--- Objective ---
Each entry that follows is to be retyped exactly. Pictures do not belong in the copy.

Charts and diagrams as code:
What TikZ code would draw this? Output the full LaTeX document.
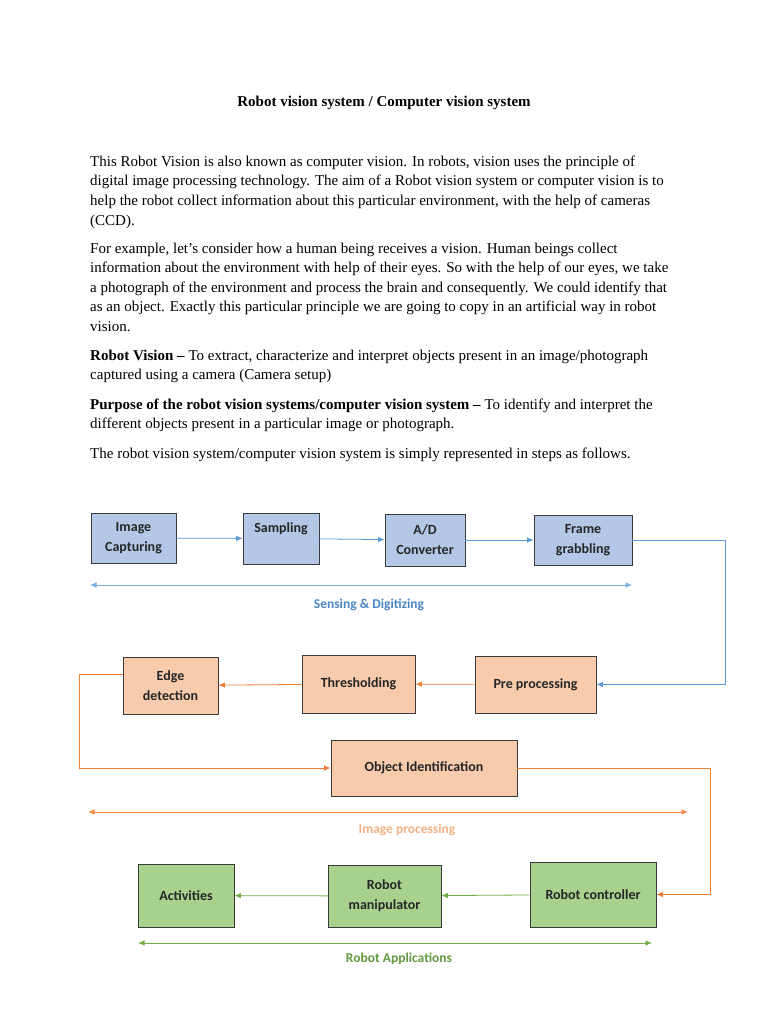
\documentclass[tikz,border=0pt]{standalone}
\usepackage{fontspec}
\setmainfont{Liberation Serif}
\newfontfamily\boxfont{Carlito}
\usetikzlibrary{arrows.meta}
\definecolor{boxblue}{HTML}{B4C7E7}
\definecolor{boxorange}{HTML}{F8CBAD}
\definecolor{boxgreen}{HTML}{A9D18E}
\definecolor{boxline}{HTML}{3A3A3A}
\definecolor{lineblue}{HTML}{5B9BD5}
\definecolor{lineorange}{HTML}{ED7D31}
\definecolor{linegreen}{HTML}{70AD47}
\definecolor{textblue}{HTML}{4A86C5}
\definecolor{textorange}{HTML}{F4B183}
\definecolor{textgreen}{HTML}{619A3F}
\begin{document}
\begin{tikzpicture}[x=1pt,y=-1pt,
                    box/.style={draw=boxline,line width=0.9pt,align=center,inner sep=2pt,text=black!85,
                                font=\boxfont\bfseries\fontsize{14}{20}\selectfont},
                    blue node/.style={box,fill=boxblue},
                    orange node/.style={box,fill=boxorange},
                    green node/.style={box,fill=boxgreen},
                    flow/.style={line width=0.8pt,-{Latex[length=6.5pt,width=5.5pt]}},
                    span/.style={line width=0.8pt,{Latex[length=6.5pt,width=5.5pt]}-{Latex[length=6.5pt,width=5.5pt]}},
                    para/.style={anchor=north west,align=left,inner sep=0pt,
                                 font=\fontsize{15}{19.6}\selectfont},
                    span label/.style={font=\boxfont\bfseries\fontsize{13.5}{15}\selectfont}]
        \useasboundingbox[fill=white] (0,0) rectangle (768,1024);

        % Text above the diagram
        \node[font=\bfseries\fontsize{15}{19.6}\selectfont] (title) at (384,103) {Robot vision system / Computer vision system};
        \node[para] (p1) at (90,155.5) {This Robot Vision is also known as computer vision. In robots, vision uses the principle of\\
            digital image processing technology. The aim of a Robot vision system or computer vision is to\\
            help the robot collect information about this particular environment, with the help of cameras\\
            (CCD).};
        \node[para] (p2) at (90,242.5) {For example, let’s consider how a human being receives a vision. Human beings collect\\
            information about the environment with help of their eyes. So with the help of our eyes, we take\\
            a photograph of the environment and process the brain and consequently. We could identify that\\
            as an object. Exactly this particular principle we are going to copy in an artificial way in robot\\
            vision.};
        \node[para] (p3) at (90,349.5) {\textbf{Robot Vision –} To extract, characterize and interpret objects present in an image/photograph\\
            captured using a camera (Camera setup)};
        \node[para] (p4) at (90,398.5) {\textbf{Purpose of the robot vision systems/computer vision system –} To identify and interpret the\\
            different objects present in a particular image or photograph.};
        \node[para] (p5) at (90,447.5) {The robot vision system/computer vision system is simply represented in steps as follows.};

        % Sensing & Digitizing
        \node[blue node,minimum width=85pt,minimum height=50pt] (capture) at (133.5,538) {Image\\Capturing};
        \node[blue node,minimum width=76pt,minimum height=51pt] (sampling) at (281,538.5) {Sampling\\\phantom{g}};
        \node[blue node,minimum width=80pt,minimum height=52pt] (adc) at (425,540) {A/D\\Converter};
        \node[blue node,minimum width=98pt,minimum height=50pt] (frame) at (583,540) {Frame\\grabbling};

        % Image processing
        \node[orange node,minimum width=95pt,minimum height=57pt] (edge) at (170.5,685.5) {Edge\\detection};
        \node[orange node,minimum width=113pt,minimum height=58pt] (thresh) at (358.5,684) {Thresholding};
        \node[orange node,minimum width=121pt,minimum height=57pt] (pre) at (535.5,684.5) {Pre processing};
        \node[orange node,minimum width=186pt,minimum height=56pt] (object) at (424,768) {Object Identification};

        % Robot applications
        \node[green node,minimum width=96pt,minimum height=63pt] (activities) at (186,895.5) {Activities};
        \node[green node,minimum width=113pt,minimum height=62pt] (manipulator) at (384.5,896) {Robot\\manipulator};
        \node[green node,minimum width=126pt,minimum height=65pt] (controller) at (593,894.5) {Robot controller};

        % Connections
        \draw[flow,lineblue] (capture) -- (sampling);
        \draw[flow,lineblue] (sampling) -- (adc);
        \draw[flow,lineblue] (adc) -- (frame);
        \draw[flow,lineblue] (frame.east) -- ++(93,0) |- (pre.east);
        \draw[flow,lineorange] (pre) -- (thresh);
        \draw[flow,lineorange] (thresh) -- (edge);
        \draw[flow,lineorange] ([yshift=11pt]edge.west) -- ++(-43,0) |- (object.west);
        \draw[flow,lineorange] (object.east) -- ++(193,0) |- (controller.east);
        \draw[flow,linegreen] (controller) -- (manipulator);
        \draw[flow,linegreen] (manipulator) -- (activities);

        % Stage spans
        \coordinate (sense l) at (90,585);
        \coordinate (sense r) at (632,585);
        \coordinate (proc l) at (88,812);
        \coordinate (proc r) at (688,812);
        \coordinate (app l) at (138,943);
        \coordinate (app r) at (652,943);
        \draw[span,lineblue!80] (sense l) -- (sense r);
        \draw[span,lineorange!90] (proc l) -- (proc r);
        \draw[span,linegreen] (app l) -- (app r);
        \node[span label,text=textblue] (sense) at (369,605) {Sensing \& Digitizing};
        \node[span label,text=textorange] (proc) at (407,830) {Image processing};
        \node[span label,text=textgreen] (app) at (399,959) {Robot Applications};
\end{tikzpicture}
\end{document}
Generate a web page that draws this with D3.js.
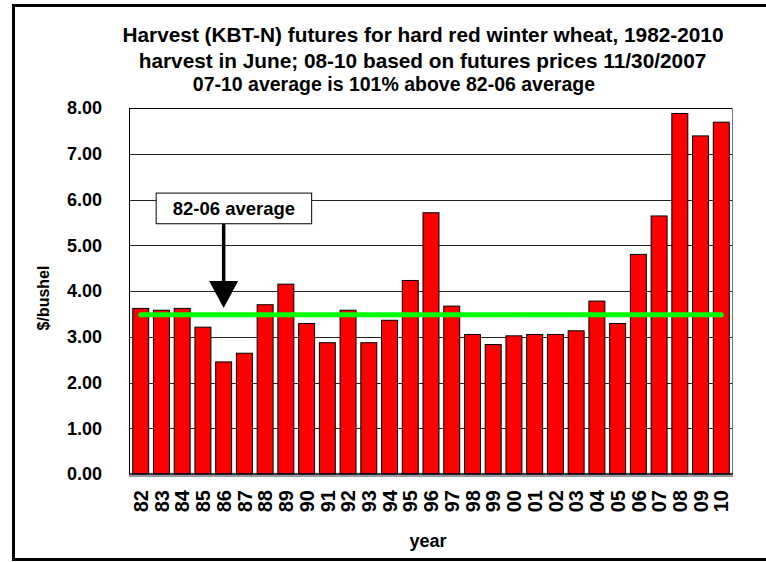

--- Final result ---
What TikZ code would draw this? Output the full LaTeX document.
\documentclass[tikz,border=0pt]{standalone}
\usepackage{fontspec}
\setmainfont{Liberation Serif}
\newfontfamily\boxfont{Carlito}
\usetikzlibrary{arrows.meta}
\definecolor{boxblue}{HTML}{B4C7E7}
\definecolor{boxorange}{HTML}{F8CBAD}
\definecolor{boxgreen}{HTML}{A9D18E}
\definecolor{boxline}{HTML}{3A3A3A}
\definecolor{lineblue}{HTML}{5B9BD5}
\definecolor{lineorange}{HTML}{ED7D31}
\definecolor{linegreen}{HTML}{70AD47}
\definecolor{textblue}{HTML}{4A86C5}
\definecolor{textorange}{HTML}{F4B183}
\definecolor{textgreen}{HTML}{619A3F}
\begin{document}
\begin{tikzpicture}[x=1pt,y=-1pt,
                    box/.style={draw=boxline,line width=0.9pt,align=center,inner sep=2pt,text=black!85,
                                font=\boxfont\bfseries\fontsize{14}{20}\selectfont},
                    blue node/.style={box,fill=boxblue},
                    orange node/.style={box,fill=boxorange},
                    green node/.style={box,fill=boxgreen},
                    flow/.style={line width=0.8pt,-{Latex[length=6.5pt,width=5.5pt]}},
                    span/.style={line width=0.8pt,{Latex[length=6.5pt,width=5.5pt]}-{Latex[length=6.5pt,width=5.5pt]}},
                    para/.style={anchor=north west,align=left,inner sep=0pt,
                                 font=\fontsize{15}{19.6}\selectfont},
                    span label/.style={font=\boxfont\bfseries\fontsize{13.5}{15}\selectfont}]
        \useasboundingbox[fill=white] (0,0) rectangle (768,1024);

        % Text above the diagram
        \node[font=\bfseries\fontsize{15}{19.6}\selectfont] (title) at (384,103) {Robot vision system / Computer vision system};
        \node[para] (p1) at (90,155.5) {This Robot Vision is also known as computer vision. In robots, vision uses the principle of\\
            digital image processing technology. The aim of a Robot vision system or computer vision is to\\
            help the robot collect information about this particular environment, with the help of cameras\\
            (CCD).};
        \node[para] (p2) at (90,242.5) {For example, let’s consider how a human being receives a vision. Human beings collect\\
            information about the environment with help of their eyes. So with the help of our eyes, we take\\
            a photograph of the environment and process the brain and consequently. We could identify that\\
            as an object. Exactly this particular principle we are going to copy in an artificial way in robot\\
            vision.};
        \node[para] (p3) at (90,349.5) {\textbf{Robot Vision –} To extract, characterize and interpret objects present in an image/photograph\\
            captured using a camera (Camera setup)};
        \node[para] (p4) at (90,398.5) {\textbf{Purpose of the robot vision systems/computer vision system –} To identify and interpret the\\
            different objects present in a particular image or photograph.};
        \node[para] (p5) at (90,447.5) {The robot vision system/computer vision system is simply represented in steps as follows.};

        % Sensing & Digitizing
        \node[blue node,minimum width=85pt,minimum height=50pt] (capture) at (133.5,538) {Image\\Capturing};
        \node[blue node,minimum width=76pt,minimum height=51pt] (sampling) at (281,538.5) {Sampling\\\phantom{g}};
        \node[blue node,minimum width=80pt,minimum height=52pt] (adc) at (425,540) {A/D\\Converter};
        \node[blue node,minimum width=98pt,minimum height=50pt] (frame) at (583,540) {Frame\\grabbling};

        % Image processing
        \node[orange node,minimum width=95pt,minimum height=57pt] (edge) at (170.5,685.5) {Edge\\detection};
        \node[orange node,minimum width=113pt,minimum height=58pt] (thresh) at (358.5,684) {Thresholding};
        \node[orange node,minimum width=121pt,minimum height=57pt] (pre) at (535.5,684.5) {Pre processing};
        \node[orange node,minimum width=186pt,minimum height=56pt] (object) at (424,768) {Object Identification};

        % Robot applications
        \node[green node,minimum width=96pt,minimum height=63pt] (activities) at (186,895.5) {Activities};
        \node[green node,minimum width=113pt,minimum height=62pt] (manipulator) at (384.5,896) {Robot\\manipulator};
        \node[green node,minimum width=126pt,minimum height=65pt] (controller) at (593,894.5) {Robot controller};

        % Connections
        \draw[flow,lineblue] (capture) -- (sampling);
        \draw[flow,lineblue] (sampling) -- (adc);
        \draw[flow,lineblue] (adc) -- (frame);
        \draw[flow,lineblue] (frame.east) -- ++(93,0) |- (pre.east);
        \draw[flow,lineorange] (pre) -- (thresh);
        \draw[flow,lineorange] (thresh) -- (edge);
        \draw[flow,lineorange] ([yshift=11pt]edge.west) -- ++(-43,0) |- (object.west);
        \draw[flow,lineorange] (object.east) -- ++(193,0) |- (controller.east);
        \draw[flow,linegreen] (controller) -- (manipulator);
        \draw[flow,linegreen] (manipulator) -- (activities);

        % Stage spans
        \coordinate (sense l) at (90,585);
        \coordinate (sense r) at (632,585);
        \coordinate (proc l) at (88,812);
        \coordinate (proc r) at (688,812);
        \coordinate (app l) at (138,943);
        \coordinate (app r) at (652,943);
        \draw[span,lineblue!80] (sense l) -- (sense r);
        \draw[span,lineorange!90] (proc l) -- (proc r);
        \draw[span,linegreen] (app l) -- (app r);
        \node[span label,text=textblue] (sense) at (369,605) {Sensing \& Digitizing};
        \node[span label,text=textorange] (proc) at (407,830) {Image processing};
        \node[span label,text=textgreen] (app) at (399,959) {Robot Applications};
\end{tikzpicture}
\end{document}
Generate a web page that draws this with D3.js.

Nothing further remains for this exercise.